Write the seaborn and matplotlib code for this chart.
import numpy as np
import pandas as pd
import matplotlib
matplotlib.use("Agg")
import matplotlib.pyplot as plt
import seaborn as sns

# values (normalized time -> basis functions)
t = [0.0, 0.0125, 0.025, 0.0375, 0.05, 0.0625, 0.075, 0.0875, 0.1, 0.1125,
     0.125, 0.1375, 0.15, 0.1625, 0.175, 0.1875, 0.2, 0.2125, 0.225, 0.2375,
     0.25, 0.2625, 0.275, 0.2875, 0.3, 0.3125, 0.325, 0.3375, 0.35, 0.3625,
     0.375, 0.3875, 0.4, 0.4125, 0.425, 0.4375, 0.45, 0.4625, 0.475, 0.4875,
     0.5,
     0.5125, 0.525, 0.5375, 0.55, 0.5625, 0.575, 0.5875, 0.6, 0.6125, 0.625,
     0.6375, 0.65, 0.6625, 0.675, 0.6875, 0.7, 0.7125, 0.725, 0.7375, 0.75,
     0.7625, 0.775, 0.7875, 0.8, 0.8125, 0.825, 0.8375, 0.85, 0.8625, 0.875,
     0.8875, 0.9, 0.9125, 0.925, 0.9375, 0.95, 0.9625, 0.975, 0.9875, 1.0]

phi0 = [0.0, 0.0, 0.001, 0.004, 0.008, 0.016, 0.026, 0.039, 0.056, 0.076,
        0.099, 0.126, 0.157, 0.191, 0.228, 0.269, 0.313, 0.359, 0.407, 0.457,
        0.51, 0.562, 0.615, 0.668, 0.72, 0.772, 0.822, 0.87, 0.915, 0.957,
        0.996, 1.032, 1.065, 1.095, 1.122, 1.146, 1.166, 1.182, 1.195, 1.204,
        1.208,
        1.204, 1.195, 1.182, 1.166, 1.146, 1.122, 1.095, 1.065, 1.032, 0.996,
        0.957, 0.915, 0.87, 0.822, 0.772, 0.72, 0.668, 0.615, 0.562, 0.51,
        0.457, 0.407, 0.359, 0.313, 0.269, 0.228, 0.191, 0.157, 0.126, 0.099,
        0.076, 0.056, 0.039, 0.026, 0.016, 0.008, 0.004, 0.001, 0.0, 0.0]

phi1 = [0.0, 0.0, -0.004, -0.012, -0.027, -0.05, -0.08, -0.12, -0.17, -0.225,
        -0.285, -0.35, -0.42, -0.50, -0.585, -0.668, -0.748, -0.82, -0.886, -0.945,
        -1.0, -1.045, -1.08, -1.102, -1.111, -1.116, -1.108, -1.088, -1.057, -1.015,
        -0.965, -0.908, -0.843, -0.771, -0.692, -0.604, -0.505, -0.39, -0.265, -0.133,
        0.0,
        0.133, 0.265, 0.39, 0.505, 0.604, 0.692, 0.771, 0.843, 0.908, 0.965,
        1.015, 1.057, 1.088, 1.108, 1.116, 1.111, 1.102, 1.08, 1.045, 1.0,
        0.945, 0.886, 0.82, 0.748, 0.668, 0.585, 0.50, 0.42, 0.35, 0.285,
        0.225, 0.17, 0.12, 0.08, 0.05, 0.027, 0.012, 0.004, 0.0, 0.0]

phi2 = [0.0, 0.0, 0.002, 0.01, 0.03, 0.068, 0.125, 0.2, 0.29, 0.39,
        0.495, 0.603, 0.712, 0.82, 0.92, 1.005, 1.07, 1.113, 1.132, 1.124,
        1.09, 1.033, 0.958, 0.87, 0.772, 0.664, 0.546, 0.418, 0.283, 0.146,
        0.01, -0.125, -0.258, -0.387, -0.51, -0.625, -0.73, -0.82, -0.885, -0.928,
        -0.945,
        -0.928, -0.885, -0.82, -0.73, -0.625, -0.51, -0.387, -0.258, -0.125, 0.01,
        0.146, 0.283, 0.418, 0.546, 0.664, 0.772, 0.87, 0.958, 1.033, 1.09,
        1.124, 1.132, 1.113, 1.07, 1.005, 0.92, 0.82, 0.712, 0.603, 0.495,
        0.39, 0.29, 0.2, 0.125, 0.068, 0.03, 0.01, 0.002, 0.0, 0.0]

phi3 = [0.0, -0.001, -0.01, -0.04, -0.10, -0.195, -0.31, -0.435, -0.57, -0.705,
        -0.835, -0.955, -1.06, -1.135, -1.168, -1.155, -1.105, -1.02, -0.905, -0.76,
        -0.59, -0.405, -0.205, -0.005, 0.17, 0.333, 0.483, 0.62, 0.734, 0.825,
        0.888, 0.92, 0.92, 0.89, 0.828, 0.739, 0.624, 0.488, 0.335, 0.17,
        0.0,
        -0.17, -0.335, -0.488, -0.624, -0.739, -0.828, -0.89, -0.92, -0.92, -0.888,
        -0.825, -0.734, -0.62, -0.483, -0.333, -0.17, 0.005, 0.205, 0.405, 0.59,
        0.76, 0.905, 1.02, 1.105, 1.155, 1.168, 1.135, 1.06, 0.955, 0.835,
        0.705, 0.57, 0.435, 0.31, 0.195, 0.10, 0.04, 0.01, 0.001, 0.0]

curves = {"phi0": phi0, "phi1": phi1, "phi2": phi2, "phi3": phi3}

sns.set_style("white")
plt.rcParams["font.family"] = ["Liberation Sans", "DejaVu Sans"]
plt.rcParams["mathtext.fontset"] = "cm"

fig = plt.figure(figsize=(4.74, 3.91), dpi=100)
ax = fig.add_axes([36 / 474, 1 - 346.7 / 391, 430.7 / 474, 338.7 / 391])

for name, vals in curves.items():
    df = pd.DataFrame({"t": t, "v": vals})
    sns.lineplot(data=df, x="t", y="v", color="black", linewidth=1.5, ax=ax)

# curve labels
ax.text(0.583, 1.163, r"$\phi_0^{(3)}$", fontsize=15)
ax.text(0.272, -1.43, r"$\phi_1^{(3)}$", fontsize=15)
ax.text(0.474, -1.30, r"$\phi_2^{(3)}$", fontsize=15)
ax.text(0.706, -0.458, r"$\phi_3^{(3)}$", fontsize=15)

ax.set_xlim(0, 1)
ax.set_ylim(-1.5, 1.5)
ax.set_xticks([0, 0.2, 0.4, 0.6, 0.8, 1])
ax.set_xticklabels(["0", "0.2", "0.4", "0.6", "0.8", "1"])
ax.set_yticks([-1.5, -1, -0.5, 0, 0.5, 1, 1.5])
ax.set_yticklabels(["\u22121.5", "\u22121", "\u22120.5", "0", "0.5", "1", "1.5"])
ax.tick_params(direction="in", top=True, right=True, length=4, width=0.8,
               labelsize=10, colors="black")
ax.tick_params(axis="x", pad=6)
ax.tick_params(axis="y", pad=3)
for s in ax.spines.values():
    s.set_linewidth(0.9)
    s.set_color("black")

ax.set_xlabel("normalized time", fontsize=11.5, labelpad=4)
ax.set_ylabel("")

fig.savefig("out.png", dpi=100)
-- -- --
What to do: Copy exactly the lines that run from the first line of the data to the line containing "0.001, 0.0, 0.0]", please, with both ends included and nothing else.

Right answer:
Write the seaborn and matplotlib code for this chart.
import numpy as np
import pandas as pd
import matplotlib
matplotlib.use("Agg")
import matplotlib.pyplot as plt
import seaborn as sns

# values (normalized time -> basis functions)
t = [0.0, 0.0125, 0.025, 0.0375, 0.05, 0.0625, 0.075, 0.0875, 0.1, 0.1125,
     0.125, 0.1375, 0.15, 0.1625, 0.175, 0.1875, 0.2, 0.2125, 0.225, 0.2375,
     0.25, 0.2625, 0.275, 0.2875, 0.3, 0.3125, 0.325, 0.3375, 0.35, 0.3625,
     0.375, 0.3875, 0.4, 0.4125, 0.425, 0.4375, 0.45, 0.4625, 0.475, 0.4875,
     0.5,
     0.5125, 0.525, 0.5375, 0.55, 0.5625, 0.575, 0.5875, 0.6, 0.6125, 0.625,
     0.6375, 0.65, 0.6625, 0.675, 0.6875, 0.7, 0.7125, 0.725, 0.7375, 0.75,
     0.7625, 0.775, 0.7875, 0.8, 0.8125, 0.825, 0.8375, 0.85, 0.8625, 0.875,
     0.8875, 0.9, 0.9125, 0.925, 0.9375, 0.95, 0.9625, 0.975, 0.9875, 1.0]

phi0 = [0.0, 0.0, 0.001, 0.004, 0.008, 0.016, 0.026, 0.039, 0.056, 0.076,
        0.099, 0.126, 0.157, 0.191, 0.228, 0.269, 0.313, 0.359, 0.407, 0.457,
        0.51, 0.562, 0.615, 0.668, 0.72, 0.772, 0.822, 0.87, 0.915, 0.957,
        0.996, 1.032, 1.065, 1.095, 1.122, 1.146, 1.166, 1.182, 1.195, 1.204,
        1.208,
        1.204, 1.195, 1.182, 1.166, 1.146, 1.122, 1.095, 1.065, 1.032, 0.996,
        0.957, 0.915, 0.87, 0.822, 0.772, 0.72, 0.668, 0.615, 0.562, 0.51,
        0.457, 0.407, 0.359, 0.313, 0.269, 0.228, 0.191, 0.157, 0.126, 0.099,
        0.076, 0.056, 0.039, 0.026, 0.016, 0.008, 0.004, 0.001, 0.0, 0.0]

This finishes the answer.